Le loyer moyen d'un appartement dans les quartiers à la mode de la Roma et de la Condesa dépasse les 1.000 euros par mois, selon le site propiedades.com. Quatre fois plus que le salaire moyen dans la capitale, d'environ 280 euros par mois.
Ces dernières semaines, la ville de Mexico a plafonné l'augmentation des loyers au niveau de l'inflation. Elle a aussi limité à 182 jours par la mise en location d'un logement de type Airbnb.
"Il faut un marché du logement subventionné pour les moins favorisés en plus du marché classique", affirme Marcela Heredia, présidente de la Chambre mexicaine de l'industrie de la construction dans la capitale.
Pour Leopoldo Hischhorn, le problème vient aussi de l'étalement de la ville, trois fois moins dense et quinze fois plus étendue que Paris.
"40% de Mexico est construit sur un ou deux étages. Il faut construire des bâtiments plus hauts pour augmenter l'offre de logements", martèle-t-il.
Face à un chantier aussi vaste, le gouvernement de Mexico veut s'inspirer de villes comme Paris ou New York, en construisant un parc locatif pour les populations "que le marché ne va jamais prendre en charge", explique Federico Taboada.
La mairie a lancée cette année la construction de 270 premiers logements sociaux à destination des étudiants, dans deux quartiers centraux de la capitale peu accessibles aux faibles revenus.

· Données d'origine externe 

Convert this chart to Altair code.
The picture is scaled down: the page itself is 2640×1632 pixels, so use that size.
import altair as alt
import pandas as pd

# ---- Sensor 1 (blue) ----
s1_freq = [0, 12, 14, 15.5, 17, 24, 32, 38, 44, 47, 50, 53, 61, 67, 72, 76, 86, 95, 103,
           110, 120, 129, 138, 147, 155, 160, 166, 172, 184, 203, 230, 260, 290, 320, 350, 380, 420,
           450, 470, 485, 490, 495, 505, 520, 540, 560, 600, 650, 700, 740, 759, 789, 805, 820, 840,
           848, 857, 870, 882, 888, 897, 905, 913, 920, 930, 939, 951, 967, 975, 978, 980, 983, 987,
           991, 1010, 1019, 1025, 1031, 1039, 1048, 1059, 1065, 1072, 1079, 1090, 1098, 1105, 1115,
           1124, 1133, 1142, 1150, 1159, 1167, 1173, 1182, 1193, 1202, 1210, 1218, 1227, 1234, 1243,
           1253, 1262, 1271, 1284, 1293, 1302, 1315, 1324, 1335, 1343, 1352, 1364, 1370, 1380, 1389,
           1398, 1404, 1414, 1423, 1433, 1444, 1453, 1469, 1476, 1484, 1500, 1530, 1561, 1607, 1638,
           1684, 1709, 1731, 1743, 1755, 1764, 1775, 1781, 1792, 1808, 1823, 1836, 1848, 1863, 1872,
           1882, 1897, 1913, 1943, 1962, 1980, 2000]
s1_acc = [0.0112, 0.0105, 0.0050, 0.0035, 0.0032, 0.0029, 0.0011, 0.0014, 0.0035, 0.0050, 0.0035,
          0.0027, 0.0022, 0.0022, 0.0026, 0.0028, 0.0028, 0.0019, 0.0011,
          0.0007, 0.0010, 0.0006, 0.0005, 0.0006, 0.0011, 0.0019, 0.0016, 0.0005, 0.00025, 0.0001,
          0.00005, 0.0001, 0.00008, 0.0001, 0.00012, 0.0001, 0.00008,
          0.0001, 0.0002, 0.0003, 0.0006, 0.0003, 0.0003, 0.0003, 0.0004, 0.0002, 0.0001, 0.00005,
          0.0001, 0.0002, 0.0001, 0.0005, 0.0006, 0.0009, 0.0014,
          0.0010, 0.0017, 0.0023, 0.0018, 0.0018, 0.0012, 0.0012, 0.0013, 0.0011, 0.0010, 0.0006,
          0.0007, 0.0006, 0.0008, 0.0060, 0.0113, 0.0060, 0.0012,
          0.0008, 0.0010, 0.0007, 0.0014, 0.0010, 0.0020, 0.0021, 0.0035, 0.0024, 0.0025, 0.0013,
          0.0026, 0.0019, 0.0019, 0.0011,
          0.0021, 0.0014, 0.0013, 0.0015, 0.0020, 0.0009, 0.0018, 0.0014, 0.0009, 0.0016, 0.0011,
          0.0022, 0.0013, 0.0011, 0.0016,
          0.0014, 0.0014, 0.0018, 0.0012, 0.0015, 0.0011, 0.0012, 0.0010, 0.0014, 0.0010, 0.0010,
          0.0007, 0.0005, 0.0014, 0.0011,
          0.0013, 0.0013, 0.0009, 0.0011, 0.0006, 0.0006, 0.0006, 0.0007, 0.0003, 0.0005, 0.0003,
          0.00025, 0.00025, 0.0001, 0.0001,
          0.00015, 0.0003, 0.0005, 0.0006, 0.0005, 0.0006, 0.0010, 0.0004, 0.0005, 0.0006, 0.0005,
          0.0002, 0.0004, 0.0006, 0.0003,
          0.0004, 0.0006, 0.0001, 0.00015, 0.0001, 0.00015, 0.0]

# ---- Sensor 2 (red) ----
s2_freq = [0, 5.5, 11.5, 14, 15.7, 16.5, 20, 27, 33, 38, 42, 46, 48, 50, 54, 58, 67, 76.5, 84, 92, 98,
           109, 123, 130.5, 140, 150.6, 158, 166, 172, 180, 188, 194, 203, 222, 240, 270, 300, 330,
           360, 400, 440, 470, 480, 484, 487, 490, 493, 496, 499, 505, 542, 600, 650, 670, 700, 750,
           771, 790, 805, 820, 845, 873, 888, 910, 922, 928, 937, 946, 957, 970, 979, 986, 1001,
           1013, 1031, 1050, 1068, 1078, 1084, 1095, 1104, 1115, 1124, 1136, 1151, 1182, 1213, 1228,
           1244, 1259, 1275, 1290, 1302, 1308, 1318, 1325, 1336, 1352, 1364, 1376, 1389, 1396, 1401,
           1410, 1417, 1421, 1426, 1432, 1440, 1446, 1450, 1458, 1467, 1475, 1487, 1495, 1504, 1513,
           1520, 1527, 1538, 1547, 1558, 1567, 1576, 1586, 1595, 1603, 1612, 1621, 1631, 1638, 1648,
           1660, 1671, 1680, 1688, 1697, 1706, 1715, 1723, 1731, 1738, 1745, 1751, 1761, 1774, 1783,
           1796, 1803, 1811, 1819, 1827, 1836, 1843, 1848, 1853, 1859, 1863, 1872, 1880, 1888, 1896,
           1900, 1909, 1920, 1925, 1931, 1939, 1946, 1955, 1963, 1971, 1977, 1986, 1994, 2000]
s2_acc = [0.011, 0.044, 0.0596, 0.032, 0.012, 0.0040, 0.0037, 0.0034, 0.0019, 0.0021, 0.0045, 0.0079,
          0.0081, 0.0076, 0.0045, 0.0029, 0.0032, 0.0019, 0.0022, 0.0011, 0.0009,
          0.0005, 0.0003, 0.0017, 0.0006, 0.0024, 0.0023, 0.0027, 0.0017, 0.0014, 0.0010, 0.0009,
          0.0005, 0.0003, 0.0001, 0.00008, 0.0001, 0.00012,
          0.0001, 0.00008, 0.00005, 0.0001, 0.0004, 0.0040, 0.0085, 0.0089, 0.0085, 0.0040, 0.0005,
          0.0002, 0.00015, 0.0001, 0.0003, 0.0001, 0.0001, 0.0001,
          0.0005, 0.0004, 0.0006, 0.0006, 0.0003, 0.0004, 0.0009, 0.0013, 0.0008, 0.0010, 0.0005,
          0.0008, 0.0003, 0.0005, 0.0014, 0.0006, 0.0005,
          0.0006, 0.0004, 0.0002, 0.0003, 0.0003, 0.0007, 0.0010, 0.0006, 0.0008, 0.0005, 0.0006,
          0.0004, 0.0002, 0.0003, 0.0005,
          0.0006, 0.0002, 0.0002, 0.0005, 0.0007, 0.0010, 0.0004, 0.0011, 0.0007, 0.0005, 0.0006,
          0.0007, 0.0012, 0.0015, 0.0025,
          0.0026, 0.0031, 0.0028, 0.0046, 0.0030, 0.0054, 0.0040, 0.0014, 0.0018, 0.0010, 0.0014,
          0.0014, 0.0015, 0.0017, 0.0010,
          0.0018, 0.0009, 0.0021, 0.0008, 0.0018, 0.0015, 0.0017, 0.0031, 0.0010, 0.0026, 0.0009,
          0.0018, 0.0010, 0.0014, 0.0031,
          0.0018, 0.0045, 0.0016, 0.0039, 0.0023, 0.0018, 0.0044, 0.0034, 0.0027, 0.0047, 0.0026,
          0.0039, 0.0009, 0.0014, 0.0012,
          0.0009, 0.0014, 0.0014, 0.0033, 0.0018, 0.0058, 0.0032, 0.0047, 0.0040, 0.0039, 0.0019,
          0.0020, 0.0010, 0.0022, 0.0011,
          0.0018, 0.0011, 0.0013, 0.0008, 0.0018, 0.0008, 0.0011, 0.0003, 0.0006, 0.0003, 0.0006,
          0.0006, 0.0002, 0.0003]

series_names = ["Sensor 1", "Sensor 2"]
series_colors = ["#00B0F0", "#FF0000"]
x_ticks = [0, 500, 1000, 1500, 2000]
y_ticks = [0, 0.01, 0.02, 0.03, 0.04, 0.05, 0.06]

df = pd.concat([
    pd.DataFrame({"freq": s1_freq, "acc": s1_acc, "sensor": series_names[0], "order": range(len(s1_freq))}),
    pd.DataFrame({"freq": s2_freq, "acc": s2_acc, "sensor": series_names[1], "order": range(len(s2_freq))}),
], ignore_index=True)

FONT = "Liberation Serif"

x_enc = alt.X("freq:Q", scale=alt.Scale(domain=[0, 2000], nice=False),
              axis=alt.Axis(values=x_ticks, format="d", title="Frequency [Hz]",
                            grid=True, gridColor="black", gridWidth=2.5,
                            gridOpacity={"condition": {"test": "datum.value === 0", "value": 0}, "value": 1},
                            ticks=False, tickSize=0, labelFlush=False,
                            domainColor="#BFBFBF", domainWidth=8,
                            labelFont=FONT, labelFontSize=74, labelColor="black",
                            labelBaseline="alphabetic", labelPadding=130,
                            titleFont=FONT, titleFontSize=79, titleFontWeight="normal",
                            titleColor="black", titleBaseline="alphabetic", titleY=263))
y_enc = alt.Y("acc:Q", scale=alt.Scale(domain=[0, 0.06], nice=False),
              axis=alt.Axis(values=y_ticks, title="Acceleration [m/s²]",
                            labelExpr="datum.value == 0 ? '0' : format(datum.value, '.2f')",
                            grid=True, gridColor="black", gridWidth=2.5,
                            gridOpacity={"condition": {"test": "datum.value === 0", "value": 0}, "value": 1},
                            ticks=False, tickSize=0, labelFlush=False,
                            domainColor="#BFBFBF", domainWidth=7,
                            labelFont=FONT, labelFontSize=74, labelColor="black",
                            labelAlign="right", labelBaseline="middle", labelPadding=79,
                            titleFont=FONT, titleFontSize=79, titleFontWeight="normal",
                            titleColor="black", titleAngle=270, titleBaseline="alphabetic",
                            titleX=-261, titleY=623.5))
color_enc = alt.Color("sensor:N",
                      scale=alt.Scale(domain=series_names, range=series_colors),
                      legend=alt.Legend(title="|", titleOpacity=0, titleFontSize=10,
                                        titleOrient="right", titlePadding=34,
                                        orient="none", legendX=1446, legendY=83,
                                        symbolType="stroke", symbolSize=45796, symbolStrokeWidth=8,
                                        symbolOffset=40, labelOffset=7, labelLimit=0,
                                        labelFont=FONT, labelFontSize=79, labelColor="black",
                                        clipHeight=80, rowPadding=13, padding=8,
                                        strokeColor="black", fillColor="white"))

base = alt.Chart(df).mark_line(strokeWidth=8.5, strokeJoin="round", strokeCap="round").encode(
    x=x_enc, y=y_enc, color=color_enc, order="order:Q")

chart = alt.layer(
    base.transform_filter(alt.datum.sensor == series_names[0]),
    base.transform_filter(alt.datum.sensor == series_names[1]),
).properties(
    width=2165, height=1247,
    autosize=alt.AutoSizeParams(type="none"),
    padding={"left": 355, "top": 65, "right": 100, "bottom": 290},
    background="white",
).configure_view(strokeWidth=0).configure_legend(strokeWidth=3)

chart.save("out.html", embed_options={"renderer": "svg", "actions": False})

"Dans ce cas, les loyers ne dépasseront par 30% des revenus des étudiants (...), mais il y aura d'autres logements totalement subventionnés", prévoit Federico Taboada.
Coopératives
Les ambitions de la nouvelle administration sont "une lueur d'espoir", dit Ale Razo, 28 ans, qui a fini ses études en 2023 et travaille dans le design graphique, à une heure de transport de son lieu de résidence.
Personne non-binaire, Ale gagne 370 euros par mois et vit toujours avec ses parents, avec qui l'artiste partage le loyer.
"Rien qu'une petite chambre, ils veulent te la louer 450 euros", hallucine Ale. "Je commence à comprendre pourquoi tant de jeunes ont recours aux colocations".
Mais c'est un autre rêve qui habite l'artiste drag : obtenir enfin un terrain de la mairie pour y installer la coopérative Xochiquetzalli.
Cette communauté a été créée en 2021 avec une dizaine de familles LGBT+ pour réduire les coûts du logement et éviter les discriminations, fréquentes lors de la recherche d'un toit.
"C'est une nouvelle vision du droit au logement, parce que c'est justement un droit, pas une marchandise", revendique Ale Gaitan.
Les coopératives de logement ont la côte chez une partie de la jeunesse mexicaine.
Une option que n'exclut pas Federico Taboada, le directeur de l'Institut de planification. "Nous devons rendre la politique de logement aussi diverse que l'est la société", affirme-t-il.